The ratio of the averaged pressure in the time leading up to earthquakes and the averaged pressure in the time leading up to synthetic events is weakly sampled (A) and is Fourier-transformed (B). The amplitude of the complex-valued Fourier transform is shown as a function of the period of variation. A strong peak at a period of 52 weeks is clearly identified.

A Fourier transform of this pressure ratio of Figure 9A is shown in Figure 9B, which clearly shows that there is a modulation with a period of precisely 1 year.
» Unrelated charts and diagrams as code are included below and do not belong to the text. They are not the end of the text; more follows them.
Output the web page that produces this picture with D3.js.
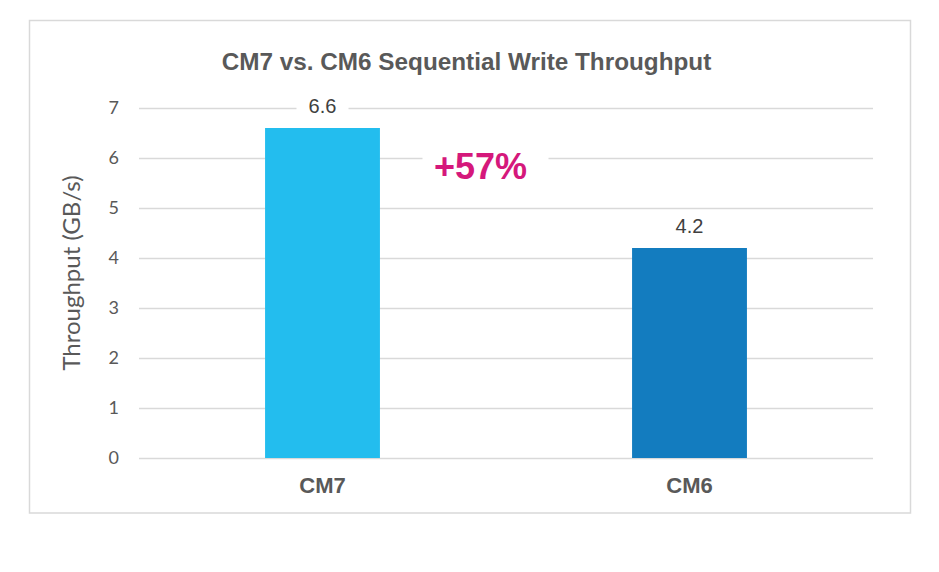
<!DOCTYPE html>
<html>
<head>
<meta charset="utf-8">
<script src="https://cdn.jsdelivr.net/npm/d3@7"></script>
<style>
  html, body { margin: 0; padding: 0; background: #fff; }
  svg { display: block; }
</style>
</head>
<body>
<svg id="chart" width="939" height="572"></svg>
<script>
const categories = ["CM7", "CM6"];
const values = [6.6, 4.2];
const valueLabels = ["6.6", "4.2"];
const barColors = ["#23BDEE", "#137CBF"];
const yTicks = [0, 1, 2, 3, 4, 5, 6, 7];
const title = "CM7 vs. CM6 Sequential Write Throughput";
const yTitle = "Throughput (GB/s)";
const annotation = "+57%";

const svg = d3.select("#chart");
const margin = { left: 139, right: 939 - 873, top: 108, bottom: 572 - 458 };
const W = 939, H = 572;

// outer border
svg.append("rect")
  .attr("x", 29.5).attr("y", 20.5)
  .attr("width", 881).attr("height", 492.5)
  .attr("fill", "#fff").attr("stroke", "#d9d9d9").attr("stroke-width", 1.5);

const x = d3.scaleBand()
  .domain(categories)
  .range([margin.left, W - margin.right])
  .paddingInner(0.687)
  .paddingOuter(0.687 / 2);

const y = d3.scaleLinear()
  .domain([0, 7])
  .range([H - margin.bottom, margin.top]);

// gridlines
const yAxis = d3.axisLeft(y)
  .tickValues(yTicks)
  .tickSize(-(W - margin.left - margin.right))
  .tickPadding(20)
  .tickFormat(d3.format("d"));

const gy = svg.append("g")
  .attr("transform", `translate(${margin.left},0)`)
  .call(yAxis);
gy.select(".domain").remove();
gy.selectAll(".tick line").attr("stroke", "#d9d9d9").attr("stroke-width", 1.3);
gy.selectAll(".tick text")
  .attr("fill", "#595959")
  .style("font-family", "Lato, 'Open Sans', sans-serif")
  .style("font-size", "18px");

// bars
svg.append("g").selectAll("rect")
  .data(categories)
  .join("rect")
  .attr("x", d => x(d))
  .attr("width", x.bandwidth())
  .attr("y", (d, i) => y(values[i]))
  .attr("height", (d, i) => y(0) - y(values[i]))
  .attr("fill", (d, i) => barColors[i]);

// value labels with white background
const vl = svg.append("g").selectAll("g")
  .data(categories)
  .join("g")
  .attr("transform", (d, i) => `translate(${x(d) + x.bandwidth() / 2},${y(values[i]) - 15.5})`);
vl.append("rect")
  .attr("x", -26).attr("y", -16).attr("width", 52).attr("height", 22)
  .attr("fill", "#fff");
vl.append("text")
  .attr("text-anchor", "middle")
  .attr("fill", "#404040")
  .style("font-family", "'Liberation Sans', Arial, sans-serif")
  .style("font-size", "20px")
  .text((d, i) => valueLabels[i]);

// category labels
svg.append("g").selectAll("text")
  .data(categories)
  .join("text")
  .attr("x", d => x(d) + x.bandwidth() / 2)
  .attr("y", H - margin.bottom + 35)
  .attr("text-anchor", "middle")
  .attr("fill", "#595959")
  .style("font-family", "'Liberation Sans', Arial, sans-serif")
  .style("font-weight", "bold")
  .style("font-size", "22px")
  .text(d => d);

// title
svg.append("text")
  .attr("x", 466.5).attr("y", 70)
  .attr("text-anchor", "middle")
  .attr("fill", "#595959")
  .style("font-family", "'Liberation Sans', Arial, sans-serif")
  .style("font-weight", "bold")
  .style("font-size", "24.3px")
  .text(title);

// y axis title
svg.append("text")
  .attr("transform", `translate(80,273) rotate(-90)`)
  .attr("text-anchor", "middle")
  .attr("fill", "#595959")
  .style("font-family", "Lato, 'Open Sans', sans-serif")
  .style("font-size", "24px")
  .text(yTitle);

// annotation
const ann = svg.append("g")
  .attr("transform", `translate(${(x("CM7") + x.bandwidth() + x("CM6")) / 2 - 25.5},${y(6) + 20.5})`);
ann.append("rect")
  .attr("x", -58).attr("y", -26).attr("width", 126).attr("height", 34)
  .attr("fill", "#fff");
ann.append("text")
  .attr("text-anchor", "middle")
  .attr("fill", "#D5187B")
  .style("font-family", "'Liberation Sans', Arial, sans-serif")
  .style("font-weight", "bold")
  .style("font-size", "36px")
  .text(annotation);
</script>
</body>
</html>
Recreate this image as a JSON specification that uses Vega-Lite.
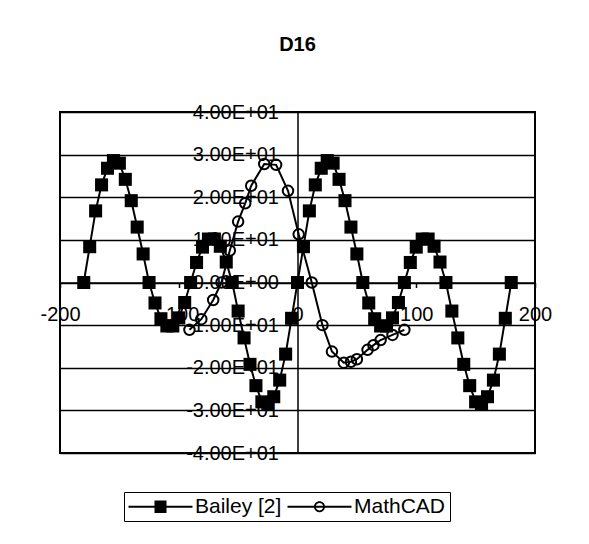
{
  "$schema": "https://vega.github.io/schema/vega-lite/v6.json",
  "width": 475,
  "height": 341,
  "padding": {"left": 60, "top": 112, "right": 54, "bottom": 91},
  "autosize": {"type": "none"},
  "background": "white",
  "title": {
    "text": "D16",
    "font": "Liberation Sans",
    "fontSize": 20,
    "fontWeight": "bold",
    "color": "black",
    "anchor": "middle",
    "offset": 47
  },
  "config": {
    "font": "Liberation Sans",
    "view": {"stroke": "black", "strokeWidth": 2}
  },
  "datasets": {
    "bailey": [
      {"x": -180, "y": 0}, {"x": -175, "y": 8.4}, {"x": -170, "y": 16.8}, {"x": -165, "y": 22.9},
      {"x": -160, "y": 26.8}, {"x": -155, "y": 28.6}, {"x": -150, "y": 28.0}, {"x": -145, "y": 24.2},
      {"x": -140, "y": 19.2}, {"x": -135, "y": 13.0}, {"x": -130, "y": 6.7}, {"x": -125, "y": 0},
      {"x": -120, "y": -4.8}, {"x": -115, "y": -8.5}, {"x": -110, "y": -10.2}, {"x": -105, "y": -10.2},
      {"x": -100, "y": -8.3}, {"x": -95, "y": -4.7}, {"x": -90, "y": 0}, {"x": -85, "y": 4.7},
      {"x": -80, "y": 8.3}, {"x": -75, "y": 10.2}, {"x": -70, "y": 10.2}, {"x": -65, "y": 8.5},
      {"x": -60, "y": 4.8}, {"x": -55, "y": 0}, {"x": -50, "y": -6.7}, {"x": -45, "y": -13.0},
      {"x": -40, "y": -19.2}, {"x": -35, "y": -24.2}, {"x": -30, "y": -28.0}, {"x": -25, "y": -28.6},
      {"x": -20, "y": -26.8}, {"x": -15, "y": -22.9}, {"x": -10, "y": -16.8}, {"x": -5, "y": -8.4},
      {"x": 0, "y": 0}, {"x": 5, "y": 8.4}, {"x": 10, "y": 16.8}, {"x": 15, "y": 22.9},
      {"x": 20, "y": 26.8}, {"x": 25, "y": 28.6}, {"x": 30, "y": 28.0}, {"x": 35, "y": 24.2},
      {"x": 40, "y": 19.2}, {"x": 45, "y": 13.0}, {"x": 50, "y": 6.7}, {"x": 55, "y": 0},
      {"x": 60, "y": -4.8}, {"x": 65, "y": -8.5}, {"x": 70, "y": -10.2}, {"x": 75, "y": -10.2},
      {"x": 80, "y": -8.3}, {"x": 85, "y": -4.7}, {"x": 90, "y": 0}, {"x": 95, "y": 4.7},
      {"x": 100, "y": 8.3}, {"x": 105, "y": 10.2}, {"x": 110, "y": 10.2}, {"x": 115, "y": 8.5},
      {"x": 120, "y": 4.8}, {"x": 125, "y": 0}, {"x": 130, "y": -6.7}, {"x": 135, "y": -13.0},
      {"x": 140, "y": -19.2}, {"x": 145, "y": -24.2}, {"x": 150, "y": -28.0}, {"x": 155, "y": -28.6},
      {"x": 160, "y": -26.8}, {"x": 165, "y": -22.9}, {"x": 170, "y": -16.8}, {"x": 175, "y": -8.4},
      {"x": 180, "y": 0}
    ],
    "mathcad": [
      {"x": -91, "y": -11.1}, {"x": -81, "y": -8.6}, {"x": -71, "y": -4.1}, {"x": -64, "y": 0},
      {"x": -57, "y": 7.5}, {"x": -50, "y": 14.3}, {"x": -44, "y": 18.6}, {"x": -39, "y": 22.7},
      {"x": -28, "y": 27.8}, {"x": -18, "y": 27.6}, {"x": -8, "y": 21.5}, {"x": 1, "y": 11.3},
      {"x": 12, "y": 0}, {"x": 21, "y": -10}, {"x": 29, "y": -16.2}, {"x": 39, "y": -18.8},
      {"x": 45, "y": -18.6}, {"x": 50, "y": -18}, {"x": 59, "y": -15.8}, {"x": 64, "y": -14.7},
      {"x": 70, "y": -13.5}, {"x": 80, "y": -12.3}, {"x": 90, "y": -11.1}
    ],
    "series": [
      {"series": "Bailey [2]"}, {"series": "MathCAD"}
    ]
  },
  "layer": [
    {
      "data": {"name": "bailey"},
      "mark": {"type": "line", "color": "black", "strokeWidth": 2},
      "encoding": {
        "x": {
          "field": "x", "type": "quantitative",
          "scale": {"domain": [-200, 200], "nice": false, "zero": false},
          "axis": {
            "orient": "bottom", "offset": -170.5, "title": null,
            "values": [-200, -100, 0, 100, 200],
            "labelExpr": "(datum.value < 0 ? '-' : '') + abs(datum.value)",
            "grid": false, "domainColor": "black", "domainWidth": 1.5,
            "tickColor": "black", "tickSize": 5, "tickWidth": 1.5,
            "labelFont": "Liberation Sans", "labelFontSize": 20, "labelColor": "black",
            "labelPadding": 17, "labelFlush": false, "labelOverlap": false
          }
        },
        "y": {
          "field": "y", "type": "quantitative",
          "scale": {"domain": [-40, 40], "nice": false, "zero": false},
          "axis": {
            "orient": "left", "offset": -237.5, "title": null,
            "values": [-40, -30, -20, -10, 0, 10, 20, 30, 40],
            "grid": true, "gridColor": "black", "gridWidth": 1.5, "gridOpacity": 1,
            "domainColor": "black", "domainWidth": 1.5,
            "ticks": false,
            "labelExpr": "datum.value == 0 ? '0.00E+00' : (datum.value < 0 ? '-' : '') + format(abs(datum.value) / 10, '.2f') + 'E+01'",
            "labelFont": "Liberation Sans", "labelFontSize": 20, "labelColor": "black",
            "labelPadding": 19, "labelOverlap": false
          }
        }
      }
    },
    {
      "data": {"name": "mathcad"},
      "mark": {"type": "line", "color": "black", "strokeWidth": 2},
      "encoding": {
        "x": {"field": "x", "type": "quantitative"},
        "y": {"field": "y", "type": "quantitative"}
      }
    },
    {
      "data": {"name": "bailey"},
      "mark": {"type": "point", "shape": "square", "filled": true, "color": "black", "size": 170, "opacity": 1},
      "encoding": {
        "x": {"field": "x", "type": "quantitative"},
        "y": {"field": "y", "type": "quantitative"}
      }
    },
    {
      "data": {"name": "mathcad"},
      "mark": {"type": "point", "shape": "circle", "filled": false, "color": "black", "size": 110, "strokeWidth": 2, "opacity": 1},
      "encoding": {
        "x": {"field": "x", "type": "quantitative"},
        "y": {"field": "y", "type": "quantitative"}
      }
    },
    {
      "data": {"name": "series"},
      "mark": {"type": "point", "filled": true, "color": "black", "opacity": 0},
      "encoding": {
        "shape": {
          "field": "series", "type": "nominal",
          "scale": {
            "domain": ["Bailey [2]", "MathCAD"],
            "range": [
              "M-1,-0.1H5.4V0.1H-1Z M1.6,-0.62H2.8V0.62H1.6Z",
              "M-1,-0.1H5.4V0.1H-1Z M2.75,0A0.55,0.55,0,1,1,1.65,0A0.55,0.55,0,1,1,2.75,0Z M2.57,0A0.37,0.37,0,1,0,1.83,0A0.37,0.37,0,1,0,2.57,0Z"
            ]
          },
          "legend": {
            "orient": "none", "legendX": 64, "legendY": 380,
            "direction": "horizontal", "title": null,
            "padding": 4, "strokeColor": "black",
            "symbolSize": 400, "symbolOpacity": 1,
            "symbolFillColor": "black", "symbolStrokeWidth": 0,
            "labelFont": "Liberation Sans", "labelFontSize": 21, "labelColor": "black",
            "labelOffset": 46, "columnPadding": 5
          }
        }
      }
    }
  ]
}
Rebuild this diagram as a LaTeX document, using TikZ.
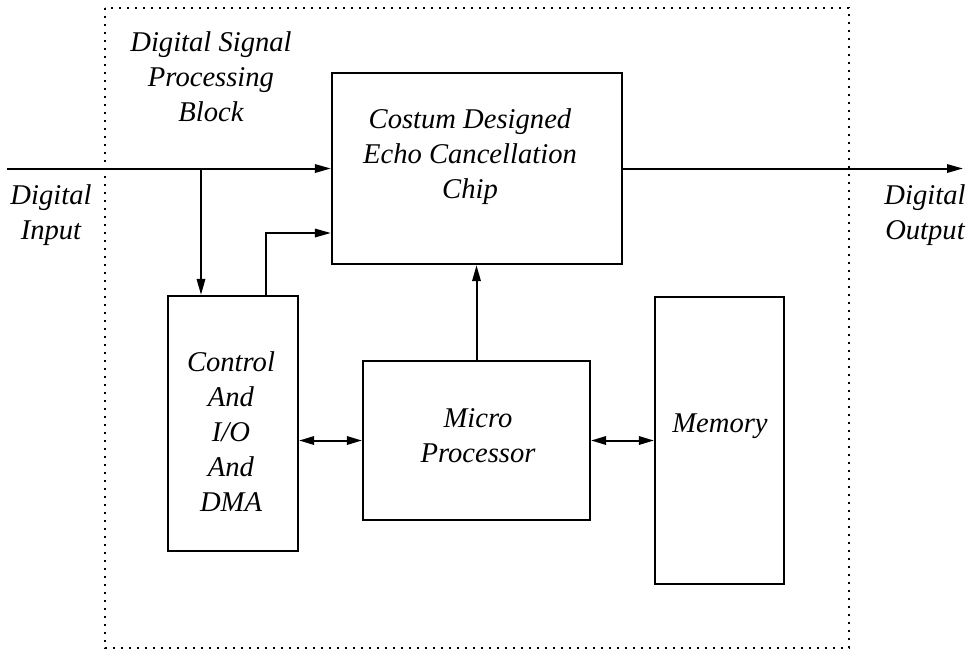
\documentclass[tikz,border=0pt]{standalone}
\usepackage{fontspec}
\setmainfont{Liberation Serif}
\usetikzlibrary{arrows.meta,calc}

\tikzset{
    blk/.style = {draw, line width=1.1pt, inner sep=0pt},
    lbl/.style = {font=\itshape\fontsize{14.3pt}{17.5pt}\selectfont, align=center, inner sep=0pt},
    arr/.style = {line width=1pt, -{Triangle[length=8pt,width=4.2pt]}},
    darr/.style = {line width=1pt, {Triangle[length=7.5pt,width=4.2pt]}-{Triangle[length=7.5pt,width=4.2pt]}}
}

\begin{document}
\begin{tikzpicture}[x=0.5pt, y=-0.5pt]
    \useasboundingbox (0,0) rectangle (971,650);
    % Dotted frame of the block
    \draw[line width=1.1pt, dash pattern=on 1.1pt off 2.9pt] (105,8) rectangle (849,648);
    \node[lbl] (title) at (211,76.4) {Digital Signal\\Processing\\Block};

    % Boxes
    \node[blk, minimum width=145pt, minimum height=95.5pt] (chip) at (477,168.5) {};
    \node[blk, minimum width=65pt, minimum height=127.5pt] (ctrl) at (233,423.5) {};
    \node[blk, minimum width=113.5pt, minimum height=79.5pt] (micro) at (476.5,440.5) {};
    \node[blk, minimum width=64.5pt, minimum height=143.5pt] (mem) at (719.5,440.5) {};

    % Box texts
    \node[lbl] (chiptxt) at (470,156.4) {Costum Designed\\Echo Cancellation\\Chip};
    \node[lbl] (ctrltxt) at (231,431.4) {Control\\And\\I/O\\And\\DMA};
    \node[lbl] (microtxt) at (478,436) {Micro\\Processor};
    \node[lbl, anchor=base] (memtxt) at (720,432) {Memory};

    % Input and output
    \coordinate (in) at (7,168.5);
    \coordinate (out) at (963,168.5);
    \node[lbl] (inlbl) at (51,215.4) {Digital\\Input};
    \node[lbl] (outlbl) at (925,215.4) {Digital\\Output};
    \draw[arr] (in) -- (chip.west);
    \draw[arr] (chip.east) -- (out);

    % Tap down to the control block
    \coordinate (tap) at (201,168.5);
    \draw[arr] (tap) -- (tap |- ctrl.north);
    % Control block up to the chip
    \coordinate (bend) at (266,233);
    \draw[arr] (bend |- ctrl.north) -- (bend) -- (bend -| chip.west);

    % Processor links
    \draw[arr] (micro.north) -- (micro.north |- chip.south);
    \draw[darr] (micro.west -| ctrl.east) -- (micro.west);
    \draw[darr] (micro.east) -- (mem.west);
\end{tikzpicture}
\end{document}
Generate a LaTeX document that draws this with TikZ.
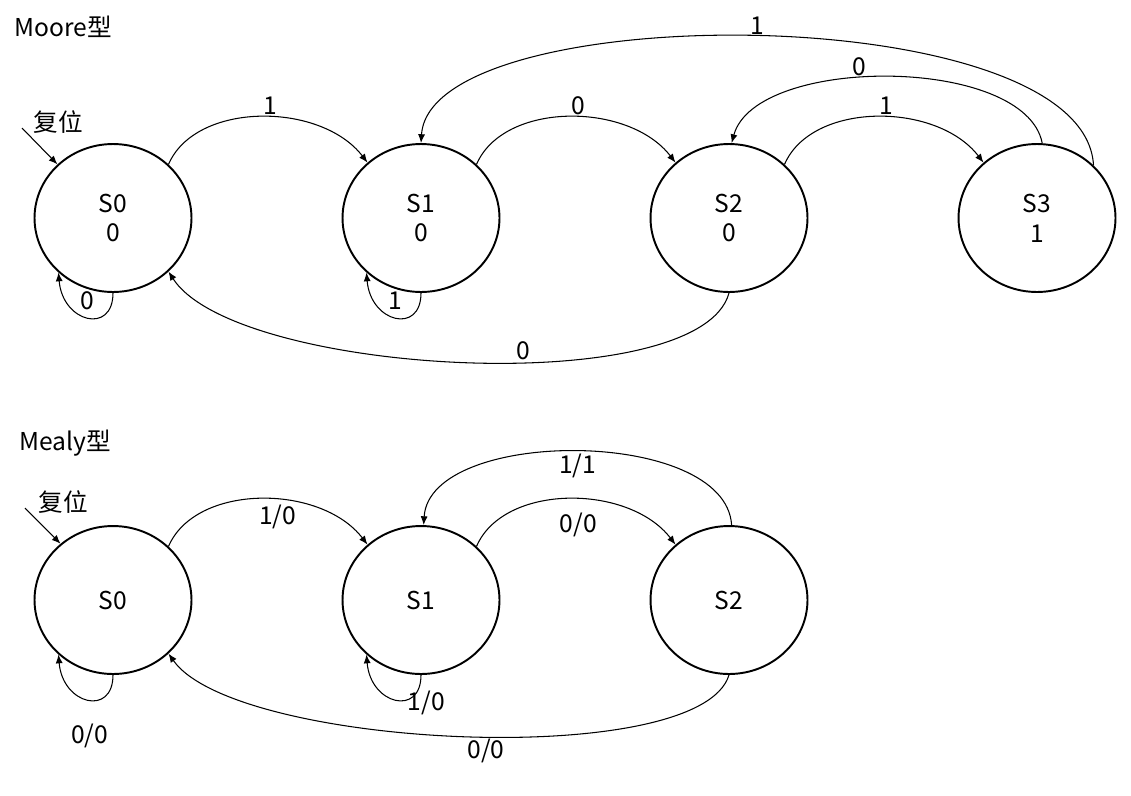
\documentclass[tikz,border=0pt]{standalone}
\usepackage{fontspec}
\setmainfont{Noto Sans CJK SC}
\usetikzlibrary{shapes.geometric,arrows.meta}

\begin{document}
\begin{tikzpicture}[x=0.02cm,y=-0.02cm,line width=0.6pt,>={Latex[length=5pt,width=4pt]},font=\fontsize{14pt}{17pt}\selectfont,
st/.style={draw,ellipse,line width=1.1pt,minimum width=3.14cm,minimum height=2.96cm,inner sep=0pt,align=center},
lab/.style={above,inner sep=1pt},lab1/.style={below,inner sep=1pt},loopl/.style={above=3pt,inner sep=1pt}]
\useasboundingbox (0,0) rectangle (1131,795);
% Moore
\node[anchor=west] (t1) at (8,27) {Moore型};
\foreach \i/\o in {0/0,1/0,2/0,3/1}{\node[st] (m\i) at (113+308*\i,218) {S\i\\\o};};
\coordinate (r1) at (22,128);
\node (f1) at (58,122) {复位};
\draw[->] (r1) -- (m0.136);
\foreach \a/\b/\l in {0/1/1,1/2/0,2/3/1}{\draw[->] (m\a.44) .. controls +(27,-63) and +(-47,-61) .. (m\b.134) node[lab,pos=.54]{\l};};
\draw[->] (m3.86) .. controls +(-17,-88) and +(24,-88) .. (m2.88) node[lab,pos=.57]{0};
\draw[->] (m3.43) .. controls +(-9,-168) and +(9,-146) .. (m1.90) node[lab,pos=.5]{1};
\draw[->] (m2.270) .. controls +(-29,108) and +(67,104) .. (m0.-44) node[lab,pos=.42]{0};
\draw[->] (m0.270) .. controls +(0,42) and +(4,50) .. (m0.225) node[loopl,pos=.5]{0};
\draw[->] (m1.270) .. controls +(0,42) and +(4,50) .. (m1.225) node[loopl,pos=.5]{1};
% Mealy
\node[anchor=west] (t2) at (13,443) {Mealy型};
\foreach \i in {0,1,2}{\node[st] (n\i) at (113+308*\i,600) {S\i};};
\coordinate (r2) at (25,508);
\node (f2) at (63,502) {复位};
\draw[->] (r2) -- (n0.133);
\draw[->] (n0.44) .. controls +(27,-63) and +(-47,-61) .. (n1.134) node[lab1,pos=.57,yshift=-0.06cm]{1/0};
\draw[->] (n1.44) .. controls +(27,-63) and +(-47,-61) .. (n2.134) node[lab1,pos=.54,yshift=-0.22cm]{0/0};
\draw[->] (n2.88) .. controls +(-6,-98) and +(6,-98) .. (n1.88) node[lab1,pos=.5]{1/1};
\draw[->] (n2.270) .. controls +(-29,96) and +(67,95) .. (n0.-44) node[lab1,pos=.47]{0/0};
\draw[->] (n0.270) .. controls +(0,42) and +(4,50) .. (n0.225) node[below=13pt,inner sep=1pt,pos=.5,xshift=0.05cm]{0/0};
\draw[->] (n1.270) .. controls +(0,42) and +(4,50) .. (n1.225) node[pos=.5,xshift=0.62cm,yshift=-0.08cm]{1/0};
\end{tikzpicture}
\end{document}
Given the annual variation of gas production due to the difference in demand between summer and winter, gas pressure anywhere inside the reservoir also has this 1-year modulation. However, for a given set of time shifts and locations, one would expect an average of pressure with time to show little modulation, as is indeed the case for the synthetic dataset of ‘reference events’. For the real event times and locations, the gas pressure variations clearly line up so that the annual modulation is not averaged away. The implication is that while pressure variations occur everywhere in the reservoir, there are particular locations within it that have a higher likelihood of being triggered to generate an event and appear to have a further increased likelihood of doing so at a particular phase of the pressure variations when these variations occur, i.e. an increase in production rate/increase in pressure reduction rate.